Paul-Antoine Bénos-Djian a déjà un palmarès impressionnant. Il s'est récemment produit dans le rôle d'Ottone dans Agrippina à Halle, celui de Mars dans La Divisione del mondo à Versailles avec Christophe Rousset et les Talens lyriques, celui d'Unulfo dans Rodelinda au TCE (lire mon compte-rendu) et le rôle titre dans Rinaldo (voir le compte-rendu dans ces colonnes). Il a enregistré au disque San Giovanni Battista de Stradella en 2020. Doté d'une voix au timbre chaleureux et profond, à la projection insolente, à la tessiture étendue d'au moins deux octaves, à la ligne de chant harmonieuse, ce jeune contre-ténor a montré tout au long du concert, comme on l'a vu plus haut, qu'il regorgeait de talent et que son potentiel était exceptionnel.

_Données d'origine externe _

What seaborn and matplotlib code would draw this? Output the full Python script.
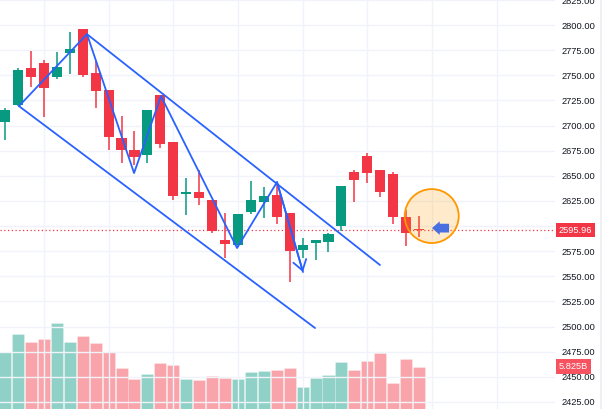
import numpy as np
import pandas as pd
import matplotlib
matplotlib.use("Agg")
import matplotlib.pyplot as plt
import seaborn as sns
from matplotlib.patches import Ellipse
from matplotlib.lines import Line2D
from matplotlib.transforms import blended_transform_factory

# ---------------- data ----------------
opens = [2703.5, 2721, 2757, 2762, 2748, 2772, 2796, 2752, 2735, 2687.5, 2675.5,
         2670.5, 2730, 2683.5, 2632, 2634, 2626, 2586, 2581, 2614, 2624, 2631,
         2613, 2576, 2583, 2584, 2600, 2654, 2670, 2656, 2652, 2609, 2596.5]
highs = [2718, 2757, 2774, 2765, 2773, 2793, 2796, 2764, 2735, 2709.5, 2694.5,
         2715.5, 2730, 2683.5, 2648, 2656, 2626, 2613, 2612, 2645, 2639, 2643,
         2613, 2588, 2586, 2593, 2640, 2656, 2673, 2656, 2654, 2616, 2610]
lows = [2685.5, 2720, 2738, 2708.5, 2746, 2751, 2748, 2717.5, 2675.5, 2662.5, 2660.5,
        2662.5, 2677.5, 2626, 2611, 2621, 2593, 2568, 2579, 2612, 2608, 2602,
        2544, 2568, 2566, 2574, 2595, 2624, 2643, 2629, 2602, 2580, 2589]
closes = [2715.5, 2755, 2748, 2737, 2758, 2776, 2750, 2734, 2688.5, 2675.5, 2668.5,
          2715.5, 2681.5, 2630, 2633.5, 2628, 2595, 2582, 2612, 2626, 2630, 2609,
          2575, 2581, 2586, 2592, 2640, 2646, 2653, 2634, 2609, 2593, 2595.96]
volumes_b = [7.89, 10.33, 9.27, 9.64, 11.88, 9.27, 10.05, 9.13, 7.89, 5.60, 4.09,
             4.86, 6.29, 6.06, 4.09, 3.95, 4.50, 4.23, 4.13, 5.05, 5.23, 5.41,
             5.69, 2.99, 4.31, 4.68, 6.51, 5.33, 6.61, 7.75, 3.54, 6.89, 5.825]

price_ticks = [2425, 2450, 2475, 2500, 2525, 2550, 2575, 2600, 2625, 2650, 2675,
               2700, 2725, 2750, 2775, 2800, 2825]
last_price_label = "2595.96"
last_volume_label = "5.825B"

# drawings (bar index, price)
zigzag_idx = [1.07, 6.33, 9.97, 12.05, 17.93, 21.02, 23.03]
zigzag_price = [2719.4, 2791.0, 2652.8, 2729.4, 2578.2, 2643.8, 2554.3]
upper_channel_idx = [6.33, 28.98]
upper_channel_price = [2791.0, 2561.3]
lower_channel_idx = [1.07, 23.96]
lower_channel_price = [2719.4, 2498.6]
highlight_idx, highlight_price = 32.98, 2610.0
pointer_tip_idx, pointer_tail_idx, pointer_price = 33.0, 34.32, 2598.0

df = pd.DataFrame({"open": opens, "high": highs, "low": lows,
                   "close": closes, "volume": volumes_b})
df["idx"] = np.arange(len(df))
df["up"] = df["close"] >= df["open"]

GREEN = "#089981"
RED = "#F23645"
BLUE = "#2962FF"
FS = 6.7

sns.set_theme(style="white")
plt.rcParams["font.family"] = ["Liberation Sans", "DejaVu Sans"]

fig = plt.figure(figsize=(6.06, 4.09), dpi=100)
fig.patch.set_facecolor("white")
ax = fig.add_axes([0, 0, 555 / 606, 1])
vax = ax.twinx()

# price axis setup
ax.set_xlim(-0.394, 42.51)
ax.set_ylim(2418.0, 2824.9)
ax.set_yticks(price_ticks)
ax.set_yticklabels([f"{t:.2f}" for t in price_ticks])
ax.yaxis.tick_right()
ax.tick_params(axis="y", length=0, pad=5, labelsize=FS, labelcolor="#131722")
ax.set_xticks([3, 8, 13, 18, 23, 28, 33, 38])
ax.tick_params(axis="x", length=0, labelbottom=False)
ax.grid(True, color="#f0f3fa", lw=1)
ax.set_axisbelow(True)
for s in ax.spines.values():
    s.set_visible(False)

# volume axis
vax.set_ylim(0, 56.3)
vax.set_yticks([])
for s in vax.spines.values():
    s.set_visible(False)
vcols = [GREEN if u else RED for u in df["up"]]
vax.bar(df["idx"], df["volume"], width=0.93, color=vcols, alpha=0.45,
        edgecolor="white", linewidth=0.4)
vax.text(1.0 + 4 / 555, df["volume"].iloc[-1], last_volume_label,
         transform=blended_transform_factory(vax.transAxes, vax.transData),
         ha="left", va="center", fontsize=FS, color="white",
         bbox=dict(boxstyle="square,pad=0.3", fc="#F7525F", ec="none"),
         clip_on=False)

# candles
ccols = [GREEN if u else RED for u in df["up"]]
ax.vlines(df["idx"], df["low"], df["high"], colors=ccols, lw=1.1, zorder=3)
body_h = (df["close"] - df["open"]).abs().clip(lower=1.6)
body_b = df[["open", "close"]].min(axis=1)
ax.bar(df["idx"], body_h, bottom=body_b, width=0.78, color=ccols, zorder=4,
       linewidth=0)

# last price line + label
ax.axhline(closes[-1], color=RED, lw=0.9, ls=(0, (1, 2)), zorder=2)
ax.text(1.0 + 4 / 555, closes[-1], last_price_label,
        transform=blended_transform_factory(ax.transAxes, ax.transData),
        ha="left", va="center", fontsize=FS, color="white",
        bbox=dict(boxstyle="square,pad=0.3", fc=RED, ec="none"),
        clip_on=False, zorder=10)

# drawings
sns.lineplot(x=upper_channel_idx, y=upper_channel_price, ax=ax, color=BLUE,
             lw=1.3, sort=False, zorder=5)
sns.lineplot(x=lower_channel_idx, y=lower_channel_price, ax=ax, color=BLUE,
             lw=1.3, sort=False, zorder=5)
sns.lineplot(x=zigzag_idx, y=zigzag_price, ax=ax, color=BLUE, lw=1.3,
             sort=False, zorder=5)
ax.annotate("", xy=(zigzag_idx[-1], zigzag_price[-1]),
            xytext=(zigzag_idx[-2], zigzag_price[-2]),
            arrowprops=dict(arrowstyle="->,head_length=0.6,head_width=0.4",
                            mutation_scale=12, color=BLUE, lw=1.3,
                            shrinkA=0, shrinkB=0), zorder=5)

circle = Ellipse((highlight_idx, highlight_price), width=54 / 12.935,
                 height=54 * 0.9947, fc=(1.0, 0.596, 0.0, 0.2),
                 ec="#FF9800", lw=1.3, zorder=6)
ax.add_patch(circle)
ax.annotate("", xy=(pointer_tip_idx, pointer_price),
            xytext=(pointer_tail_idx, pointer_price),
            arrowprops=dict(arrowstyle="simple,head_length=0.8,head_width=1.4,tail_width=0.9",
                            mutation_scale=7, fc="#4a6fe0", ec="none",
                            shrinkA=0, shrinkB=0), zorder=7)

ax.set_zorder(vax.get_zorder() + 1)
ax.patch.set_visible(False)
vax.patch.set_visible(False)

fig.add_artist(Line2D([601 / 606, 601 / 606], [0, 1], color="#eceef2", lw=1.2))

fig.savefig("out.png", dpi=100, facecolor="white")
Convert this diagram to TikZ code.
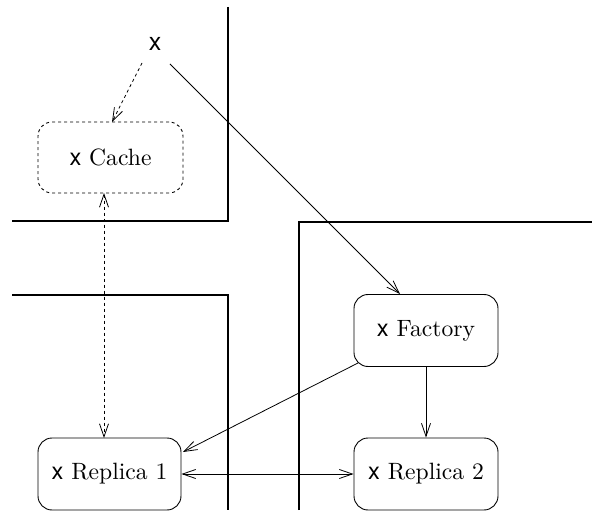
\documentclass[tikz,border=0pt]{standalone}
\usepackage{fontspec}
\newfontfamily\hv{TeX Gyre Heros}
\newfontfamily\cmr{lmroman10-regular.otf}
\usetikzlibrary{arrows.meta}
\begin{document}
\begin{tikzpicture}[x=1pt,y=-1pt,
  box/.style={draw,rounded corners=14pt,minimum width=144pt,minimum height=72pt,line width=0.9pt,inner sep=0pt,font=\cmr\fontsize{23.6}{27}\selectfont},
  wall/.style={line width=2.6pt},
  conn/.style={line width=0.8pt},
  tip/.style={-{Straight Barb[length=13pt,width=9pt,line width=0.8pt]}},
  dots/.style={dash pattern=on 3pt off 3pt}
]
\useasboundingbox (0,0) rectangle (592,513);
\draw[wall] (228,7) -- (228,221) -- (12,221);
\draw[wall] (12,295) -- (228,295) -- (228,510);
\draw[wall] (299,510) -- (299,222) -- (592,222);
\node[font=\hv\fontsize{25}{28}\selectfont] (x) at (155,44) {x};
\node[box,dots,minimum width=145pt,minimum height=71pt] (cache) at (110.5,157.5) {{\hv x} Cache};
\node[box] (fact) at (426,330.5) {{\hv x} Factory};
\node[box,minimum width=143pt] (r1) at (109.5,474) {{\hv x} Replica 1};
\node[box] (r2) at (426,474) {{\hv x} Replica 2};
\draw[conn,dots,tip] (142,63) -- (112,122);
\draw[conn,tip] (170,64) -- (400,294);
\draw[conn,dots,{Straight Barb[length=13pt,width=9pt,line width=0.8pt]}-{Straight Barb[length=13pt,width=9pt,line width=0.8pt]}] (104,193) -- (104,438);
\draw[conn,tip] (fact.south) -- (r2.north);
\draw[conn,tip] (358,363) -- (183,452);
\draw[conn,{Straight Barb[length=13pt,width=9pt,line width=0.8pt]}-{Straight Barb[length=13pt,width=9pt,line width=0.8pt]}] (r1.east) -- (r2.west);
\end{tikzpicture}
\end{document}
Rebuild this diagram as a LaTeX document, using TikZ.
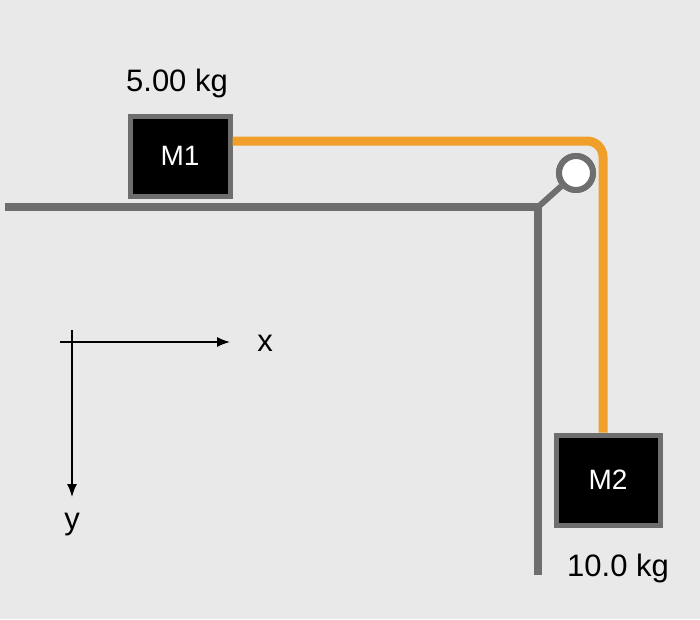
\documentclass[tikz,border=0pt]{standalone}
\usepackage{fontspec}
\setmainfont{Liberation Sans}
\usetikzlibrary{arrows.meta}
\definecolor{bg}{HTML}{E9E9E9}
\definecolor{gr}{HTML}{6E6E6E}
\definecolor{rope}{HTML}{F0A02A}
\tikzset{
 mass/.style={draw=gr,line width=5pt,fill=black,text=white,font=\fontsize{28}{32}\selectfont,minimum width=100pt,minimum height=80pt,inner sep=0},
 lbl/.style={font=\fontsize{31}{34}\selectfont},
 pul/.style={circle,draw=gr,line width=6pt,fill=white,minimum size=34pt,inner sep=0},
 axis/.style={line width=1.5pt,-{Latex[length=13pt,width=10pt]}}
}
\begin{document}
\begin{tikzpicture}[x=1pt,y=-1pt]
\fill[bg] (0,0) rectangle (700,619);
\useasboundingbox (0,0) rectangle (700,619);
% table
\coordinate (tl) at (5,207);
\coordinate (corner) at (538,207);
\coordinate (bot) at (538,575);
\draw[gr,line width=8pt] (tl) -- (corner) -- (bot);
% pulley
\node[pul] (p) at (576,173) {};
\draw[gr,line width=6pt] (corner) -- (p);
% masses
\node[mass] (m1) at (180,156) {M1};
\node[mass,minimum width=104pt,minimum height=90pt] (m2) at (608,480) {M2};
\draw[rope,line width=9pt,rounded corners=16pt] (m1.east|-0,141) -- (603,141) -- (m2.north-|603,0);
\node[pul] at (576,173) {};
\node[mass,minimum width=104pt,minimum height=90pt] at (608,480) {M2};
\node[lbl] (k1) at (177,83) {5.00 kg};
\node[lbl] (k2) at (618,568) {10.0 kg};
% axes
\coordinate (xo) at (60,342);
\coordinate (xe) at (230,342);
\coordinate (yo) at (72,330);
\coordinate (ye) at (72,497);
\draw[axis] (xo) -- (xe);
\draw[axis] (yo) -- (ye);
\node[lbl] (xl) at (265,343) {x};
\node[lbl] (yl) at (72,525) {y};
\end{tikzpicture}
\end{document}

Le contre-ténor était accompagné par une palette de musiciens d'exception. Anna Besson à la flûte traversière baroque, s'avéra être une partenaire merveilleuse en particulier dans Sol da te où sa virtuosité et sa sensibilité furent éblouissantes. Le concerto pour cordes de Vivaldi et le concerto pour orgue de Haendel donnèrent l'occasion aux instrumentistes de montrer leur talent, notamment les violonistes (Jasmine Eudeline et Charlotte Grattard) et l'altiste (Céline Cavagnac) dans le difficile Concerto pour cordes RV128. Le continuo (Gautier Blondel à la basse d'archet, Alice Coquart au violoncelle et Pierre Rinderknecht au théorbe) assura avec autorité les bases harmoniques de tous les morceaux joués. Le violoncelle (Alice Coquart) fit entendre une superbe basse obstinée dans la chaconne Music for a while de Purcell donnée en bis.

Au maestro Stéphane Fuget incombait la tache de faire en sorte que tous ces brillants talents chantassent d'une seule voix la gloire d'Euterpe. Il l'accomplit avec enthousiasme et pour le plus grand bonheur du public.